Dans son septième livre à paraître en août 2014 chez
Actes Sud, Éric Vuillard déconstruit le mythe de Buffalo Bill Cody et de son spectacle le «Wild West Show», et, avec ce qui fut le premier grand divertissement de masse, nous montre la face tragique du divertissement.
Les dimensions du Wild West Show étaient spectaculaires : Clou de l'Exposition universelle de 1893 à Chicago, ses deux représentations par jour attiraient près de quarante mille spectateurs, et plus de trois millions lors des représentations données à Paris pendant la tournée européenne en 1905.
Exaltant les conquêtes pionnières, cette Histoire de carton pâte – les cris de guerre des Indiens que nous connaissons tous, quand on fait claquer sa paume sur sa bouche en lançant des whou ! whou ! sonores, furent inventés pour le spectacle, de même que le Stetson des cowboys – était surtout irrésistible du fait de la présence dans le spectacle de véritables indiens, utilisés comme acteurs dans ce spectacle tandis qu'on les massacrait, tristes acteurs de la déformation de leur propre histoire, à l'image du chef Sioux Sitting Bull, qui participât au Wild West Show en 1885.
«Sitting Bull n'a sans doute jamais été si seul qu'à cette minute, au milieu des drapeaux américains, dans la grande machine à divertir. Il n'était pas aussi seul lorsqu'il vivait en exil au Canada, parmi une poignée de proscrits ; l'obscurité première est impénétrable. Et certes, on était seul à cheval, sous la pluie glacée, errant entre les formes imprécises, dans la grande forêt. Oui, on était seul et triste, mais on était libre, on était plein d'une haine brûlante. Et maintenant Sitting Bull est seul dans l'arène ; la grande chose qu'il aimait est restée en arrière, très loin, Et, ici, dans les gradins, ils ne sont venus que pour ca, tout le monde est venu voir ça, simplement ça : la solitude.»
Loin de la figure mythique que l'on connaît,
Eric Vuillard dépeint Buffalo Bill Cody comme un homme en proie à une angoisse obscure, jamais repu en dépit de ses succès, un vide comme en écho à celui du spectacle.
«
Tristesse de la terre» est un très beau récit, une lecture amère mais nécessaire, un dessillement brutal qui fait apparaître la véritable histoire enfouie sous les paillettes du spectacle, et qui rend si fragiles et incertaines la beauté et la douceur du monde.

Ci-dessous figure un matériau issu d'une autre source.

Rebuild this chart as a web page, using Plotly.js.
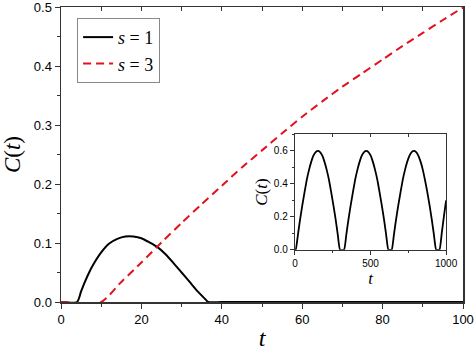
<!DOCTYPE html>
<html>
<head>
<meta charset="utf-8">
<script src="https://cdn.plot.ly/plotly-3.0.1.min.js"></script>
<style>html,body{margin:0;padding:0;background:#fff}#chart{width:474px;height:351px}</style>
</head>
<body>
<div id="chart"></div>
<script>
// s = 1 (main panel)
const t1 = [0, 4, 5, 6, 7, 8, 10, 12, 14, 16, 18, 20, 22, 24, 26, 28, 30, 32, 34, 36, 36.6, 40, 60, 80, 100];
const c1 = [0, 0, 0.018, 0.035, 0.050, 0.063, 0.084, 0.099, 0.107, 0.111, 0.111, 0.108, 0.101, 0.093, 0.081, 0.066, 0.050, 0.034, 0.018, 0.004, 0, 0, 0, 0, 0];
// s = 3 (main panel)
const t3 = [0, 10, 15, 20, 25, 30, 35, 40, 45, 50, 55, 60, 65, 70, 75, 80, 85, 90, 95, 100];
const c3 = [0, 0, 0.034, 0.067, 0.101, 0.134, 0.166, 0.197, 0.228, 0.257, 0.286, 0.314, 0.340, 0.365, 0.388, 0.411, 0.434, 0.456, 0.478, 0.499];
// inset, s = 1 long time
const tIn = [0, 5, 20, 34, 49, 64, 78, 93, 108, 122, 137, 152, 166, 181, 195, 210, 225, 239, 254, 269, 283, 298,
  325, 340, 354, 369, 384, 398, 413, 428, 442, 457, 472, 486, 501, 515, 530, 545, 559, 574, 589, 603, 618,
  640, 655, 669, 684, 699, 713, 728, 743, 758, 772, 787, 802, 816, 831, 846, 860, 875, 890, 905, 919, 934,
  956, 971, 985, 1000];
const cIn = [0, 0, 0.094, 0.185, 0.272, 0.353, 0.424, 0.485, 0.535, 0.571, 0.593, 0.6, 0.593, 0.571, 0.535, 0.485, 0.424, 0.353, 0.272, 0.185, 0.094, 0,
  0, 0.094, 0.185, 0.272, 0.353, 0.424, 0.485, 0.535, 0.571, 0.593, 0.6, 0.593, 0.571, 0.535, 0.485, 0.424, 0.353, 0.272, 0.185, 0.094, 0,
  0, 0.094, 0.185, 0.272, 0.353, 0.424, 0.485, 0.535, 0.571, 0.593, 0.6, 0.593, 0.571, 0.535, 0.485, 0.424, 0.353, 0.272, 0.185, 0.094, 0,
  0, 0.1, 0.2, 0.3];
const legendNames = ['<i>s</i> = 1', '<i>s</i> = 3'];
const emptyX = [];
const emptyY = [];

const serif = '"Liberation Serif", "Times New Roman", serif';
const sans = '"Liberation Sans", Arial, sans-serif';
const axCol = '#333';

const data = [
  {x: t1, y: c1, type: 'scatter', mode: 'lines', name: legendNames[0], line: {color: '#000', width: 2, shape: 'spline', smoothing: 0.6}, xaxis: 'x', yaxis: 'y'},
  {x: t3, y: c3, type: 'scatter', mode: 'lines', name: legendNames[1], line: {color: '#e3101e', width: 2, dash: '8px,5px', shape: 'spline', smoothing: 0.6}, xaxis: 'x', yaxis: 'y'},
  {x: tIn, y: cIn, type: 'scatter', mode: 'lines', showlegend: false, line: {color: '#000', width: 1.8, shape: 'spline', smoothing: 0.4}, xaxis: 'x2', yaxis: 'y2'},
  {x: emptyX, y: emptyY, type: 'scatter', mode: 'lines', showlegend: false, hoverinfo: 'skip', xaxis: 'x3', yaxis: 'y'},
  {x: emptyX, y: emptyY, type: 'scatter', mode: 'lines', showlegend: false, hoverinfo: 'skip', xaxis: 'x4', yaxis: 'y2'}
];

const layout = {
  width: 474, height: 351,
  margin: {l: 61, r: 11, t: 7, b: 49},
  paper_bgcolor: '#fff', plot_bgcolor: '#fff',
  font: {family: sans, color: '#000'},
  showlegend: true,
  legend: {x: 0.04, y: 0.963, xanchor: 'left', yanchor: 'top', bgcolor: '#fff', bordercolor: '#888', borderwidth: 1,
    font: {family: serif, size: 18}, tracegroupgap: 2},
  xaxis: {domain: [0, 1], range: [0, 100], tickvals: [0, 20, 40, 60, 80, 100], ticks: 'outside', ticklen: 5, tickcolor: axCol,
    minor: {ticks: 'outside', dtick: 10, ticklen: 3, tickcolor: axCol},
    showline: true, linecolor: axCol, linewidth: 1.5, mirror: true, showgrid: false, zeroline: false,
    ticklabeloverflow: 'allow', tickfont: {size: 13, family: sans},
    title: {text: '<i>t</i>', font: {family: serif, size: 24}, standoff: 4}},
  yaxis: {domain: [0, 1], range: [0, 0.5], tickvals: [0, 0.1, 0.2, 0.3, 0.4, 0.5], tickformat: '.1f', ticks: 'outside', ticklen: 5, tickcolor: axCol,
    minor: {ticks: 'outside', dtick: 0.05, ticklen: 3, tickcolor: axCol},
    showline: true, linecolor: axCol, linewidth: 1.5, mirror: true, showgrid: false, zeroline: false,
    ticklabeloverflow: 'allow', tickfont: {size: 13, family: sans},
    title: {text: '<i>C</i>(<i>t</i>)', font: {family: serif, size: 23}, standoff: 14}},
  xaxis3: {overlaying: 'x', anchor: 'y', side: 'top', range: [0, 100], dtick: 10, ticks: 'inside', ticklen: 4, tickcolor: axCol,
    showticklabels: false, showline: false, showgrid: false, zeroline: false},
  xaxis2: {domain: [0.582, 0.958], anchor: 'y2', range: [0, 1000], tickvals: [0, 500, 1000], ticks: 'outside', ticklen: 4, tickcolor: axCol,
    minor: {ticks: 'outside', dtick: 250, ticklen: 2, tickcolor: axCol},
    showline: true, linecolor: axCol, linewidth: 1.2, mirror: true, showgrid: false, zeroline: false,
    tickfont: {size: 10, family: sans},
    title: {text: '<i>t</i>', font: {family: serif, size: 17}, standoff: 3}},
  yaxis2: {domain: [0.177, 0.568], anchor: 'x2', range: [0, 0.7], tickvals: [0, 0.2, 0.4, 0.6], tickformat: '.1f', ticks: 'outside', ticklen: 4, tickcolor: axCol,
    minor: {ticks: 'outside', dtick: 0.1, ticklen: 2, tickcolor: axCol},
    showline: true, linecolor: axCol, linewidth: 1.2, mirror: true, showgrid: false, zeroline: false,
    tickfont: {size: 10, family: sans},
    title: {text: '<i>C</i>(<i>t</i>)', font: {family: serif, size: 17}, standoff: 2}},
  xaxis4: {overlaying: 'x2', anchor: 'y2', side: 'top', range: [0, 1000], dtick: 250, ticks: 'inside', ticklen: 3, tickcolor: axCol,
    showticklabels: false, showline: false, showgrid: false, zeroline: false}
};

Plotly.newPlot('chart', data, layout, {displayModeBar: false, staticPlot: true});
</script>
</body>
</html>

«Et il se leva une violente tempête. La neige tomba du ciel comme une injonction de Dieu. Les flocons tourbillonnaient autour des morts, légers, sereins. Ils se posaient sur les cheveux, sur les lèvres. Les paupières étaient toutes constellées de givre. Que c'est délicat un flocon ! On dirait un petit secret fatigué, une douceur perdue, inconsolable.»